NBH BANK v. PRUCO LIFE INSURANCE COMPANY

United States District Court, District of Colorado (2015)

Facts

Issue

Holding — Krieger, C.J.

Rule

Reasoning

Deep Dive: How the Court Reached Its Decision

Court's Analysis of Contractual Rights

The U.S. District Court analyzed the contractual rights of NBH Bank in relation to the life insurance policy issued by Pruco Life Insurance Company. The court emphasized that NBH, as an assignee of the policy, did not possess the same rights as the original policy owner, JPE, Inc. According to the terms of the policy, only the owner was entitled to exercise rights associated with the policy, such as receiving notices regarding premium payments and lapses. The court noted that the assignment made by JPE to Bank of Choice explicitly retained significant rights for JPE, with NBH only acquiring the right to a portion of the death benefits. The court found no contractual provision that conferred a right to notice of lapses or premium payments to NBH as an assignee, thereby reinforcing that NBH was not entitled to such notifications. Additionally, the court highlighted that the policy lapsed prior to the death of Mr. Camacho, which meant that no death benefits were payable under the policy. Thus, the court held that any claims by NBH based on an assertion of entitlement to notifications were unfounded.

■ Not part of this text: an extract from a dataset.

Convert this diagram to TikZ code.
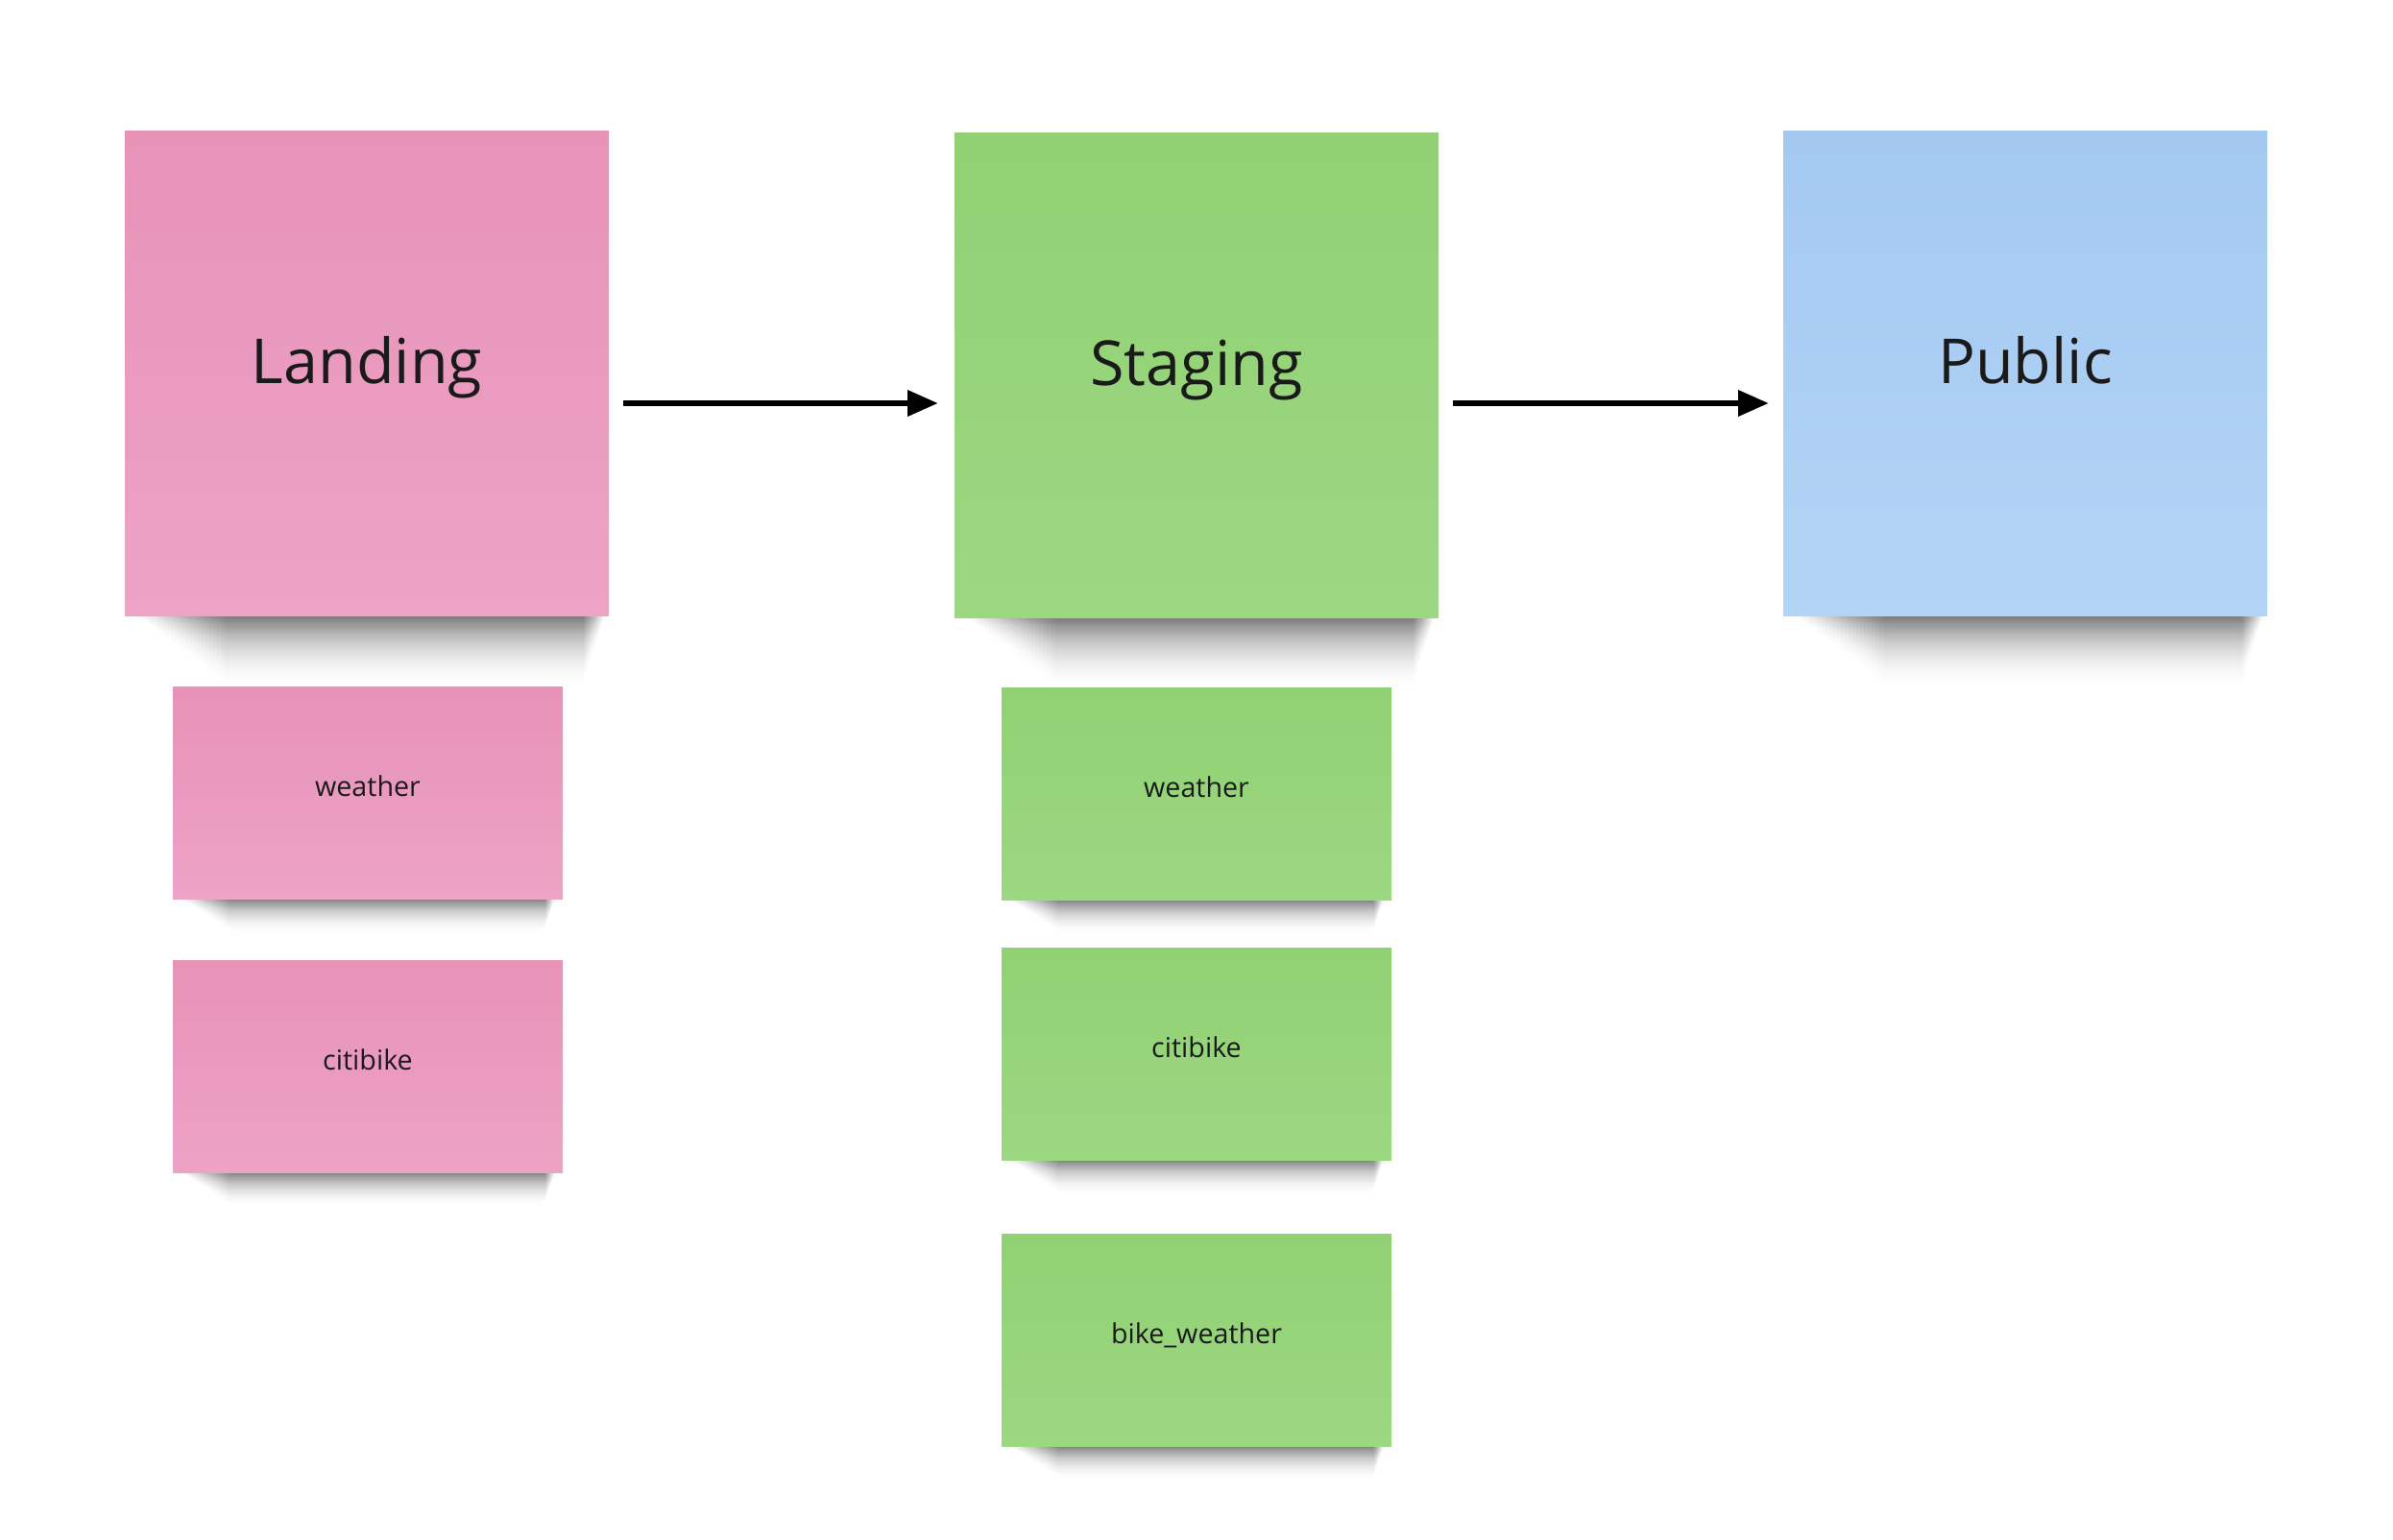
\documentclass[tikz,border=0pt]{standalone}
\usepackage{fontspec}
\setmainfont{Open Sans}
\usetikzlibrary{arrows.meta,calc,fadings}
\pgfdeclarelayer{bg}
\pgfsetlayers{bg,main}
\definecolor{pinkT}{HTML}{E892B8}
\definecolor{pinkB}{HTML}{EDA3C6}
\definecolor{greenT}{HTML}{91D173}
\definecolor{greenB}{HTML}{9CD782}
\definecolor{blueT}{HTML}{A4C9F0}
\definecolor{blueB}{HTML}{B2D4F6}
\definecolor{ink}{HTML}{1A1A1A}
\tikzfading[name=shfade, top color=transparent!0, bottom color=transparent!100]
% #1 node, #2 left inset start, #3 left step, #4 right inset start, #5 right step, #6 depth
\newcommand\mkshadow[6]{%
  \foreach \k in {1,...,24}{%
    \fill[black,opacity=0.036,path fading=shfade,rounded corners=1mm]
      ($(#1.south west)+(#2+\k*#3/2,-4)$) rectangle ($(#1.south east)+(-#4-\k*#5/2,#6*\k/24)$);
  }}
\begin{document}
\begin{tikzpicture}[x=0.1mm,y=-0.1mm,
  note/.style={rectangle, inner sep=0pt, outer sep=0pt, text=ink},
  bignote/.style={note, minimum width=50.4mm, minimum height=50.5mm,
     font=\fontsize{18.4}{19}\selectfont, text height=5mm, text depth=2.8mm},
  smallnote/.style={note, minimum width=40.6mm, minimum height=22.1mm,
     font=\fontsize{8.15}{9}\selectfont, text height=2.2mm, text depth=1.6mm},
  pinknote/.style={top color=pinkT, bottom color=pinkB},
  greennote/.style={top color=greenT, bottom color=greenB},
  bluenote/.style={top color=blueT, bottom color=blueB},
  flow/.style={line width=0.65mm, -{Triangle[length=3.2mm,width=2.6mm]}}]
\useasboundingbox (0,0) rectangle (2492,1604);

% big notes
\node[bignote,pinknote]  (landing) at (382,389)  {Landing};
\node[bignote,greennote] (staging) at (1246,391) {Staging};
\node[bignote,bluenote]  (public)  at (2109,389) {Public};

% small notes
\node[smallnote,pinknote]  (lweather)  at (383,826)  {weather};
\node[smallnote,pinknote]  (lcitibike) at (383,1111) {citibike};
\node[smallnote,greennote] (sweather)  at (1246,827) {weather};
\node[smallnote,greennote] (scitibike) at (1246,1098) {citibike};
\node[smallnote,greennote] (sbike)     at (1246,1396) {bike\_weather};

% shadows
\begin{pgfonlayer}{bg}
  \mkshadow{landing}{8}{8}{2}{2}{75}
  \mkshadow{staging}{8}{8}{2}{2}{75}
  \mkshadow{public}{8}{8}{2}{2}{75}
  \mkshadow{lweather}{4}{4.5}{6}{1}{36}
  \mkshadow{lcitibike}{4}{4.5}{6}{1}{36}
  \mkshadow{sweather}{4}{4.5}{6}{1}{36}
  \mkshadow{scitibike}{4}{4.5}{6}{1}{36}
  \mkshadow{sbike}{4}{4.5}{6}{1}{36}
\end{pgfonlayer}

% connectors
\coordinate (a1) at ([yshift=-3.1mm]landing.east);
\coordinate (a2) at ([yshift=-2.9mm]staging.east);
\draw[flow, shorten <=1.5mm, shorten >=1.7mm] (a1) -- (a1 -| staging.west);
\draw[flow, shorten <=1.5mm, shorten >=1.5mm] (a2) -- (a2 -| public.west);
\end{tikzpicture}
\end{document}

Claims for Breach of Contract

The court further evaluated NBH's claims for breach of contract, concluding that there was no merit to these assertions. NBH contended that Pruco breached the contract by failing to provide notice of the policy lapse and by not paying the death benefits. However, the court determined that the policy’s explicit terms did not create an obligation for Pruco to notify anyone other than the owner regarding lapses or delinquent premiums. The court pointed out that since the policy had lapsed before Mr. Camacho's death, there were no benefits owed to any party, including NBH. Consequently, the court found that Pruco could not be held liable for breach of contract as it had acted in accordance with the terms of the policy, which clearly delineated the responsibilities of the parties involved. As such, NBH's breach of contract claims were dismissed due to the lack of contractual basis for any obligations on Pruco’s part.

Good Faith and Fair Dealing

In addressing NBH's claim regarding the breach of the implied covenant of good faith and fair dealing, the court noted that this doctrine requires parties to perform their contractual obligations in good faith. However, the court found that NBH did not identify any specific contractual provision that conferred discretion upon Pruco regarding the issuance of notices of premium delinquency or policy lapses. The court reiterated that the policy did not mandate any notice requirement to anyone but the owner, thus, there was no contractual discretion for Pruco to exercise. Additionally, the court acknowledged that Pruco had attempted to notify Bank of Choice about the policy's lapse, but the failure to send notice to NBH was not a violation of good faith, as Pruco had no obligation to do so. The court concluded that NBH's claim for breach of the implied covenant was without merit and did not warrant further consideration.

Promissory Estoppel Claims

The court examined NBH's claim for promissory estoppel, which requires the establishment of a promise that induces reliance to the detriment of the promisee. NBH argued that Pruco's actions, including communications sent to JPE and Bank of Choice, constituted promises to provide notices regarding premium payments and policy lapses. However, the court found no evidence that Pruco had made any promise to NBH that would give rise to reliance or detriment. The court noted that NBH had knowledge that Pruco required the owner's consent to change the mailing address for notifications, and there was no indication that Pruco ever promised to send future notices directly to NBH. Therefore, the court ruled that NBH failed to demonstrate the existence of a promise necessary to support a claim for promissory estoppel, leading to the dismissal of this claim as well.

Unjust Enrichment Claims

Lastly, the court considered NBH's claim for unjust enrichment, which is based on the principle that one party should not benefit at the expense of another without compensating them. NBH argued that Pruco was unjustly enriched by accepting premium payments without notifying NBH of the policy's status. However, the court pointed out that NBH made a premium payment in March 2012, which resulted in the reinstatement of coverage until June 2012. The court found that NBH received the benefit it bargained for, as the payment secured life insurance coverage for Mr. Camacho during that period. The court ruled that Pruco's acceptance of the premium payment was in accordance with the policy terms and that NBH was aware of the need for further payments to maintain coverage. Consequently, the court determined that there was no basis for a claim of unjust enrichment, as NBH was not deprived of any benefit and therefore could not prevail on this claim either.